Regrettable Childhood Antics, Part II

You guys remember the Power Rangers? You remember how completely stupid they were? And remember how you were, like, totally obsessed with them when you were nine?

Oh, you don’t?

I sure do.

In fact, I was so into it that, in the fourth grade, I had outfits to represent ALL FIVE of them. Not their actual fighting uniforms. That would just be stupid. I chose clothes that matched the way their alter egos dressed. And I wore them, Monday through Friday, every week. And yes, if you were wondering, there was an order.

Monday, I wore black, to be Zack the Black Ranger. Jeans, a belt, and a black t-shirt. I though I looked tough. Really, I just looked like a jerk.

Tuesday, I was Trini the Yellow Ranger. I wore a yellow, swingy top. Fact: My natural skin tone is something I’ve always liked. However, it does NOT mesh well with yellows and oranges. I look like I have a terminal illness when I wear yellow. Tuesday’s weren’t pretty.

Wednesday, I was the Red Ranger, Jason. Again, jeans, a belt, and a red sleeveless top. You know, to show off those killer biceps I had going on. Hell, I did karate- I had muscles… somewhere.

Thursday, I was Billy the Blue Ranger. Billy was the nerdy one. I chose to mimic him by wearing a blue sleeveless (there was a lot of that) shirt, overalls (which my classmates had always assured me were very dorky), and GLASSES. My eyesight was fine, but I needed to complete the look. I had some sunglasses whose lenses had fallen out, so I wore those around. Once, my friend Sally’s older brother passed me in the hallway and noted, “FOUR EYES!” I defiantly brought my right index finger up along my cheek, behind the frames and poked it out towards him, illustrating that the glasses were FAKE, thereby proving that was not a loser.  Slam dunk.
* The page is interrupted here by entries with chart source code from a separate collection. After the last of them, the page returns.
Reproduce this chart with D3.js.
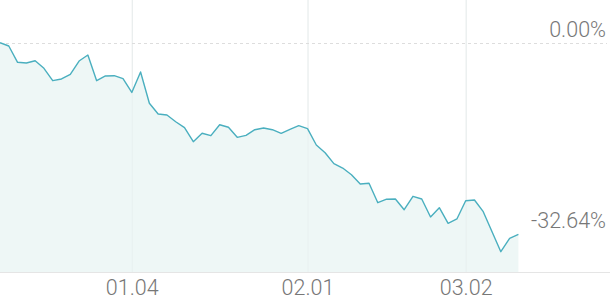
<!DOCTYPE html>
<html><head><meta charset="utf-8">
<script src="https://cdn.jsdelivr.net/npm/d3@7"></script>
<style>html,body{margin:0;padding:0;background:#fff;}svg{display:block;}</style>
</head><body><div id="chart"></div>
<script>
// cumulative return (%) per trading day, index 0..59
const values = [0, -0.56, -3.34, -3.46, -3.07, -4.36, -6.47, -6.18, -5.38, -3.12,
  -2.10, -6.47, -5.67, -5.62, -6.13, -8.48, -4.99, -10.32, -12.15, -12.32,
  -13.46, -14.48, -16.87, -15.43, -15.84, -13.97, -14.41, -16.12, -15.78, -14.82,
  -14.53, -14.82, -15.43, -14.75, -14.14, -14.65, -17.43, -18.74, -20.61, -21.35,
  -22.49, -24.07, -23.95, -27.26, -26.66, -26.63, -28.45, -26.17, -26.63, -29.69,
  -28.11, -30.77, -30.03, -26.92, -26.80, -28.79, -32.20, -35.60, -33.32, -32.64];
const tickIndex = [15, 35, 53];
const tickLabels = ["01.04", "02.01", "03.02"];
const refValues = [0, -32.64];
const refLabels = ["0.00%", "-32.64%"];

const W = 610, H = 300;
const plotBottom = 272.5;
const svg = d3.select("#chart").append("svg").attr("width", W).attr("height", H);

const x = d3.scaleLinear().domain([0, values.length - 1]).range([0, 518.4]);
const y = d3.scaleLinear().domain([0, -32.64]).range([42.7, 234.3]);

// vertical grid lines
svg.append("g").selectAll("line").data(tickIndex).join("line")
  .attr("x1", d => x(d) + 0.5).attr("x2", d => x(d) + 0.5)
  .attr("y1", 0).attr("y2", plotBottom)
  .attr("stroke", "#eeeeee").attr("stroke-width", 1);

// area
const area = d3.area().x((d, i) => x(i)).y0(plotBottom).y1(d => y(d));
svg.append("path").datum(values).attr("d", area).attr("fill", "#eef7f6");

// vertical grid lines over area (subtle)
svg.append("g").selectAll("line").data(tickIndex).join("line")
  .attr("x1", d => x(d) + 0.5).attr("x2", d => x(d) + 0.5)
  .attr("y1", 0).attr("y2", plotBottom)
  .attr("stroke", "#e6eeee").attr("stroke-width", 1).attr("opacity", 0.7);

// zero dashed line
svg.append("line").attr("x1", 0).attr("x2", 607)
  .attr("y1", Math.round(y(0)) + 0.5).attr("y2", Math.round(y(0)) + 0.5)
  .attr("stroke", "#dddddd").attr("stroke-dasharray", "3,3");

// bottom axis line
svg.append("line").attr("x1", 0).attr("x2", W)
  .attr("y1", plotBottom).attr("y2", plotBottom)
  .attr("stroke", "#e5e5e5").attr("stroke-width", 1);

// line
const line = d3.line().x((d, i) => x(i)).y(d => y(d));
svg.append("path").datum(values).attr("d", line)
  .attr("fill", "none").attr("stroke", "#4aafbf").attr("stroke-width", 1.4)
  .attr("stroke-linejoin", "round");

// x tick labels
svg.append("g").selectAll("text").data(tickIndex).join("text")
  .attr("x", d => x(d) + 0.5).attr("y", 295)
  .attr("text-anchor", "middle")
  .attr("font-family", "Roboto, sans-serif").attr("font-weight", 300)
  .attr("font-size", 21.5).attr("fill", "#777")
  .text((d, i) => tickLabels[i]);

// reference labels
svg.append("g").selectAll("text").data(refValues).join("text")
  .attr("x", 606).attr("y", d => y(d) - 6)
  .attr("text-anchor", "end")
  .attr("font-family", "Roboto, sans-serif").attr("font-weight", 300)
  .attr("font-size", 21.5).attr("fill", "#777")
  .text((d, i) => refLabels[i]);
</script></body></html>
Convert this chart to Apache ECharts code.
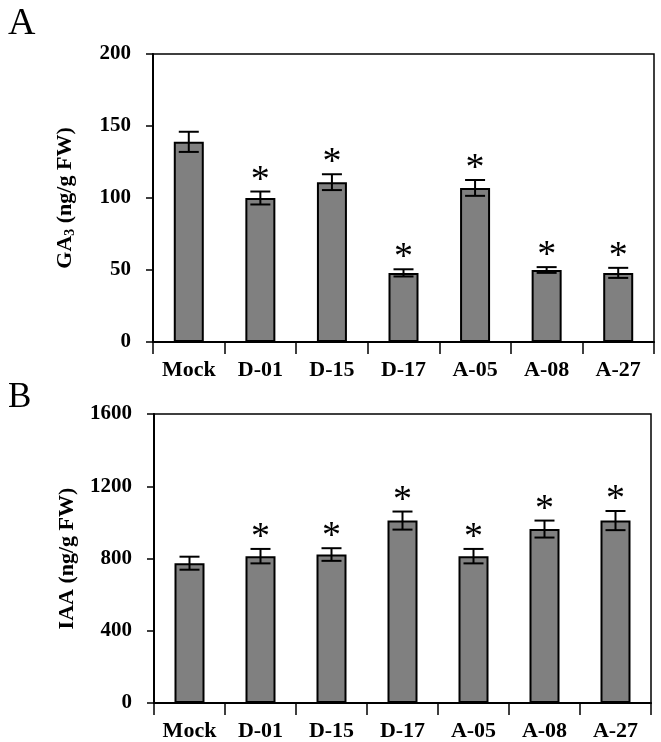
<!DOCTYPE html>
<html>
<head>
<meta charset="utf-8">
<script src="https://cdn.jsdelivr.net/npm/echarts@6/dist/echarts.min.js"></script>
<style>
html,body{margin:0;padding:0;background:#fff;}
#chart{width:661px;height:742px;}
</style>
</head>
<body>
<div id="chart"></div>
<script>
// ---- data ----
const categories = ['Mock', 'D-01', 'D-15', 'D-17', 'A-05', 'A-08', 'A-27'];
const gaValues  = [139, 100, 111, 48, 107, 50, 48];
const gaErrors  = [7, 4.5, 5.5, 2.5, 5.5, 2, 3.5];
const gaSig     = [false, true, true, true, true, true, true];
const iaaValues = [774, 813, 822, 1010, 813, 963, 1010];
const iaaErrors = [36, 40, 35, 50, 40, 47, 53];
const iaaSig    = [false, true, true, true, true, true, true];
const gaTicks = {min: 0, max: 200, interval: 50};
const iaaTicks = {min: 0, max: 1600, interval: 400};

const serif = '"Liberation Serif", "Times New Roman", serif';

function errData(vals, errs, sig) {
  return vals.map((v, i) => [i, v - errs[i], v + errs[i], sig[i] ? 1 : 0]);
}

function renderErr(params, api) {
  const x = api.value(0);
  const lo = api.coord([x, api.value(1)]);
  const hi = api.coord([x, api.value(2)]);
  const half = 10;
  const children = [
    {type: 'line', shape: {x1: lo[0], y1: lo[1], x2: hi[0], y2: hi[1]}, style: {stroke: '#000', lineWidth: 2}},
    {type: 'line', shape: {x1: lo[0] - half, y1: lo[1], x2: lo[0] + half, y2: lo[1]}, style: {stroke: '#000', lineWidth: 2}},
    {type: 'line', shape: {x1: hi[0] - half, y1: hi[1], x2: hi[0] + half, y2: hi[1]}, style: {stroke: '#000', lineWidth: 2}}
  ];
  if (api.value(3)) {
    children.push({
      type: 'text',
      style: {
        x: hi[0], y: hi[1] + 8, text: '*',
        font: '38px ' + serif, fill: '#000',
        align: 'center', verticalAlign: 'bottom'
      }
    });
  }
  return {type: 'group', children: children};
}

function xAxisFor(gi) {
  return {
    type: 'category', gridIndex: gi, data: categories,
    boundaryGap: true,
    axisLine: {lineStyle: {color: '#000', width: 2}},
    axisTick: {show: true, length: 12, lineStyle: {color: '#000', width: 1.5}, alignWithLabel: false},
    axisLabel: {margin: 17, color: '#000', fontFamily: serif, fontWeight: 'bold', fontSize: 22}
  };
}
function yAxisFor(gi, t, name) {
  return {
    type: 'value', gridIndex: gi, min: t.min, max: t.max, interval: t.interval,
    splitLine: {show: false},
    axisLine: {show: true, lineStyle: {color: '#000', width: 2}},
    axisTick: {show: true, length: 7, lineStyle: {color: '#000', width: 1.5}},
    axisLabel: {margin: 22, color: '#000', fontFamily: serif, fontWeight: 'bold', fontSize: 21,
      formatter: function (v) { return String(v); }},
    name: name, nameLocation: 'middle', nameGap: 76, nameRotate: 90,
    nameTextStyle: {
      color: '#000', fontFamily: serif, fontWeight: 'bold', fontSize: 22,
      rich: {
        a: {fontFamily: serif, fontWeight: 'bold', fontSize: 22, color: '#000'},
        s: {fontFamily: serif, fontWeight: 'bold', fontSize: 14, color: '#000', verticalAlign: 'bottom', padding: [9, 0, 0, 0]}
      }
    }
  };
}

const barStyle = {color: '#808080', borderColor: '#000', borderWidth: 2};

const option = {
  backgroundColor: '#fff',
  animation: false,
  title: [
    {text: 'A', left: 3, top: 0, textStyle: {fontFamily: serif, fontWeight: 'normal', fontSize: 38, color: '#000'}},
    {text: 'B', left: 3, top: 375, textStyle: {fontFamily: serif, fontWeight: 'normal', fontSize: 35, color: '#000'}}
  ],
  grid: [
    {left: 153, top: 54, width: 501, height: 288, show: true, borderColor: '#000', borderWidth: 1.5, backgroundColor: 'transparent'},
    {left: 154, top: 414, width: 497, height: 292, show: true, borderColor: '#000', borderWidth: 1.5, backgroundColor: 'transparent'}
  ],
  xAxis: [xAxisFor(0), xAxisFor(1)],
  yAxis: [
    yAxisFor(0, gaTicks, '{a|GA}{s|3}{a| (ng/g FW)}'),
    yAxisFor(1, iaaTicks, '{a|IAA (ng/g FW)}')
  ],
  series: [
    {type: 'bar', xAxisIndex: 0, yAxisIndex: 0, data: gaValues, barWidth: 30, itemStyle: barStyle},
    {type: 'custom', xAxisIndex: 0, yAxisIndex: 0, data: errData(gaValues, gaErrors, gaSig), renderItem: renderErr, z: 5},
    {type: 'bar', xAxisIndex: 1, yAxisIndex: 1, data: iaaValues, barWidth: 30, itemStyle: barStyle},
    {type: 'custom', xAxisIndex: 1, yAxisIndex: 1, data: errData(iaaValues, iaaErrors, iaaSig), renderItem: renderErr, z: 5}
  ]
};

const chart = echarts.init(document.getElementById('chart'), null, {renderer: 'canvas'});
chart.setOption(option);
</script>
</body>
</html>
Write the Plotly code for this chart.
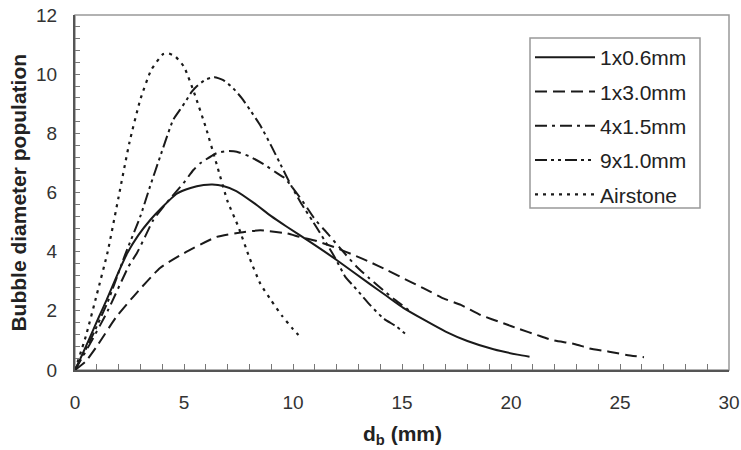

Friday, I was usually Kimberly the Pink Ranger. This consisted of a pink leotard I got as a hand-me-down and a pair of jeans. Sometimes one of those horrible floppy hats with a flower in it that the kids on Blossom used to wear. However, SOMETIMES, when I wasn’t feeling particularly feminine, I wore yet another sleeveless t-shirt. This time it was green, so that I could be Tommy the Green Ranger. The shirt had originally come with a little tiny bow on the front of it, but I tore it off, to my mother’s disappointment. I remember her saying to me once, “Oh, I thought that’s why we got you this shirt.” Um, no. It was so I could look like this guy:

So, to sum up, in the fourth grade, I was a loon who chose to dress up like a bunch of kids who fought robots and lizards and a woman named Rita who lived on a space station or something (I don’t remember all the Rangers lore). How I made it through that year with my pride and limbs is a testament to just how much children don’t care about each other. To them, I was just some weenie who wore fake glasses on Thursdays and helped them with their vocabulary homework. But to me, I was completely radical.

I would like to publicly say: They were right. I was wrong.